» **YOUR GOAL**
Retype, exactly as they stand, the lines from the start of the data to the line that contains "const afterTime = [162.01, 243.97, 332.12, 530.98]", both ends included. Leave the pictures out.

» **DATA EXTRACT**

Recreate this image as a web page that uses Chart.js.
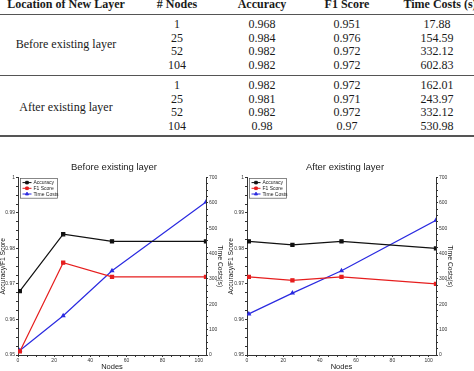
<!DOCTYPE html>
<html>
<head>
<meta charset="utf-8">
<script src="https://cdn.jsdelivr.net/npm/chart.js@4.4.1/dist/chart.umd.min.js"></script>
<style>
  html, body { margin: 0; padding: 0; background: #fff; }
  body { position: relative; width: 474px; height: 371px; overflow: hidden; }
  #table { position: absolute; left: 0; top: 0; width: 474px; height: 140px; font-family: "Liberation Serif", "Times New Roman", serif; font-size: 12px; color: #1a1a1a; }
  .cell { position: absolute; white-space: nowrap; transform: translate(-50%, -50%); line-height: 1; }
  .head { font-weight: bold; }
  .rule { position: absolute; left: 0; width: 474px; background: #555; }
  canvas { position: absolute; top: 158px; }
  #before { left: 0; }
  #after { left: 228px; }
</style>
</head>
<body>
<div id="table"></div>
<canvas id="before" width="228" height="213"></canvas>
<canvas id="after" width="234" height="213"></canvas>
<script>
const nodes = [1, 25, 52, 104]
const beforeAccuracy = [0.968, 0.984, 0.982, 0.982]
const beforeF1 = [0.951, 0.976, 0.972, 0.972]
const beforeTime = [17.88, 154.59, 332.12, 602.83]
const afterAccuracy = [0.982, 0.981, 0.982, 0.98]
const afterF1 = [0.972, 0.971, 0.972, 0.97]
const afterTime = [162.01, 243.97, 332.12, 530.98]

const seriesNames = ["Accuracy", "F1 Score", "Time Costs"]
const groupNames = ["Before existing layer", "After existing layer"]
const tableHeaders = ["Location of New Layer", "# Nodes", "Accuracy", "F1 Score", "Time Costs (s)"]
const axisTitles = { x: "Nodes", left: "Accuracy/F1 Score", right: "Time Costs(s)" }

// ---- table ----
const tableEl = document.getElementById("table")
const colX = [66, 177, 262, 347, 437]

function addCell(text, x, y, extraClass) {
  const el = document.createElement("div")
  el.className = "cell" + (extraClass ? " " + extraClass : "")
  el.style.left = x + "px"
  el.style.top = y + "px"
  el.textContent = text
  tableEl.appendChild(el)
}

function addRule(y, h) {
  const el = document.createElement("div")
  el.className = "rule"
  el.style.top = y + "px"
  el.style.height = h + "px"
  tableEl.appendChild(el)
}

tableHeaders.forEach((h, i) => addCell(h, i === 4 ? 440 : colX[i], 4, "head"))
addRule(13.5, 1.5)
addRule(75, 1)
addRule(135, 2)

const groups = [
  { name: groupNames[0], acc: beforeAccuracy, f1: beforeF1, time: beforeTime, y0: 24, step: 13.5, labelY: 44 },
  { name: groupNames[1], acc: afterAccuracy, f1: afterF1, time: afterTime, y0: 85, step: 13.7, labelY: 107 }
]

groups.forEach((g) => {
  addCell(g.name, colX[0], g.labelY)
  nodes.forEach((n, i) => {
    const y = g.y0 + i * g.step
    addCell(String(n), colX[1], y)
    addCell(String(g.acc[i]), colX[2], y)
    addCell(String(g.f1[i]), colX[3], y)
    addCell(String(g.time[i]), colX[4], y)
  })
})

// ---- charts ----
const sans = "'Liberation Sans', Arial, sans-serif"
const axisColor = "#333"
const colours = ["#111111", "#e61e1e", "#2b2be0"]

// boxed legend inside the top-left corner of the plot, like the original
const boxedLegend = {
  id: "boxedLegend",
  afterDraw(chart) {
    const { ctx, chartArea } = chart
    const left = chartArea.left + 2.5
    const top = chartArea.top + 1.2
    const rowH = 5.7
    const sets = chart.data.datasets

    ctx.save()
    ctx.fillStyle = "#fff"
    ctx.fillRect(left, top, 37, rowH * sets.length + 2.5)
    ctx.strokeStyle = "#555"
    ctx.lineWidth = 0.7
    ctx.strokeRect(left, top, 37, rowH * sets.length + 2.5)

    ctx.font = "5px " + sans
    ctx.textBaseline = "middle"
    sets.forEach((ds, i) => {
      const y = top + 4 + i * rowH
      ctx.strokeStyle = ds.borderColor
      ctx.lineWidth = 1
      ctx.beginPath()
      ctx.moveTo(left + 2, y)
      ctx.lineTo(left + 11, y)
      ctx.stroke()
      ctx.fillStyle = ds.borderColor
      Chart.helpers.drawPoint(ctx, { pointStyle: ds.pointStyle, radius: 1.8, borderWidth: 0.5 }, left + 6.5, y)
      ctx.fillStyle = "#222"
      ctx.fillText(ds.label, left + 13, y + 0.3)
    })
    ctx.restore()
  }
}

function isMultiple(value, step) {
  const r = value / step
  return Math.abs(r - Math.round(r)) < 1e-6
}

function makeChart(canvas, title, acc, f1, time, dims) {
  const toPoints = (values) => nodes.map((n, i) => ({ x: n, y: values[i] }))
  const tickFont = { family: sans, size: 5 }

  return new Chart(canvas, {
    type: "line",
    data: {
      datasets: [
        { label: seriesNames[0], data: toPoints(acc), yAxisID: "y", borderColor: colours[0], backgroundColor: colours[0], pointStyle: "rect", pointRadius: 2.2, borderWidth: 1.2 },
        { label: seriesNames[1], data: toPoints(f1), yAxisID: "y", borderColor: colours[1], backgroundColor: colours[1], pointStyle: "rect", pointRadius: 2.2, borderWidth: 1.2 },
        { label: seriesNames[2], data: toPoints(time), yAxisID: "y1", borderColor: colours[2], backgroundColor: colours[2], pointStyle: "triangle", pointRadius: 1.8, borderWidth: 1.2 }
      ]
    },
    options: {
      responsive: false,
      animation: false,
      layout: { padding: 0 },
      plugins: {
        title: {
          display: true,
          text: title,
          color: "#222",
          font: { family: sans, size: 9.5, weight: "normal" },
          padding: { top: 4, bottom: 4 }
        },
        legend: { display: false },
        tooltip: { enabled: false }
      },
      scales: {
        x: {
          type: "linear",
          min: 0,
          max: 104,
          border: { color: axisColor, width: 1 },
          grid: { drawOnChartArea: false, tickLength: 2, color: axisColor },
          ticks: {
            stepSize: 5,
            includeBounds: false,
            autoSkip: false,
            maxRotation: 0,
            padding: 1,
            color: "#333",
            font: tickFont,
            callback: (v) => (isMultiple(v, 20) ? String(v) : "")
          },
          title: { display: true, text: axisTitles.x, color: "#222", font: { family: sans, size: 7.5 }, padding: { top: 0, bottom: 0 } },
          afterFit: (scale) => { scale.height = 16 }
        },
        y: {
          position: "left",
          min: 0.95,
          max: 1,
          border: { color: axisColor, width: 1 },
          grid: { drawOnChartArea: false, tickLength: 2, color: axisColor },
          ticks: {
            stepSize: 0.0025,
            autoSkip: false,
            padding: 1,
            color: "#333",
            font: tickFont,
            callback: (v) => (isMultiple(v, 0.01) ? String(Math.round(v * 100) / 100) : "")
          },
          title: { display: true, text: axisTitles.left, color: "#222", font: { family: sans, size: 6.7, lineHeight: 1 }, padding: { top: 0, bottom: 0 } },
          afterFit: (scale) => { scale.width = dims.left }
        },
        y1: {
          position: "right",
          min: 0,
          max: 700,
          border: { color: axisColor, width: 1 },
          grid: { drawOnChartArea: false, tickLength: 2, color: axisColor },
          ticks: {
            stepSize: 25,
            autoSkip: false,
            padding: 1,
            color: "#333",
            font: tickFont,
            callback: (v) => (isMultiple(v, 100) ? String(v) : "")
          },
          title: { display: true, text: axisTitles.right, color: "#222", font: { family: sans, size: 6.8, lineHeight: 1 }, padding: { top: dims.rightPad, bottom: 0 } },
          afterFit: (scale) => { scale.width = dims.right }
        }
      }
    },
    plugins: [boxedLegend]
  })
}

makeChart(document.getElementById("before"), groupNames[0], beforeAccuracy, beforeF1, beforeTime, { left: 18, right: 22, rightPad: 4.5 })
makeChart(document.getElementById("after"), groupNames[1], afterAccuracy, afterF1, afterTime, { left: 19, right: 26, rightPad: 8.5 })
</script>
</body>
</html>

» **RESULT FOR THIS TASK**
Recreate this image as a web page that uses Chart.js.
<!DOCTYPE html>
<html>
<head>
<meta charset="utf-8">
<script src="https://cdn.jsdelivr.net/npm/chart.js@4.4.1/dist/chart.umd.min.js"></script>
<style>
  html, body { margin: 0; padding: 0; background: #fff; }
  body { position: relative; width: 474px; height: 371px; overflow: hidden; }
  #table { position: absolute; left: 0; top: 0; width: 474px; height: 140px; font-family: "Liberation Serif", "Times New Roman", serif; font-size: 12px; color: #1a1a1a; }
  .cell { position: absolute; white-space: nowrap; transform: translate(-50%, -50%); line-height: 1; }
  .head { font-weight: bold; }
  .rule { position: absolute; left: 0; width: 474px; background: #555; }
  canvas { position: absolute; top: 158px; }
  #before { left: 0; }
  #after { left: 228px; }
</style>
</head>
<body>
<div id="table"></div>
<canvas id="before" width="228" height="213"></canvas>
<canvas id="after" width="234" height="213"></canvas>
<script>
const nodes = [1, 25, 52, 104]
const beforeAccuracy = [0.968, 0.984, 0.982, 0.982]
const beforeF1 = [0.951, 0.976, 0.972, 0.972]
const beforeTime = [17.88, 154.59, 332.12, 602.83]
const afterAccuracy = [0.982, 0.981, 0.982, 0.98]
const afterF1 = [0.972, 0.971, 0.972, 0.97]
const afterTime = [162.01, 243.97, 332.12, 530.98]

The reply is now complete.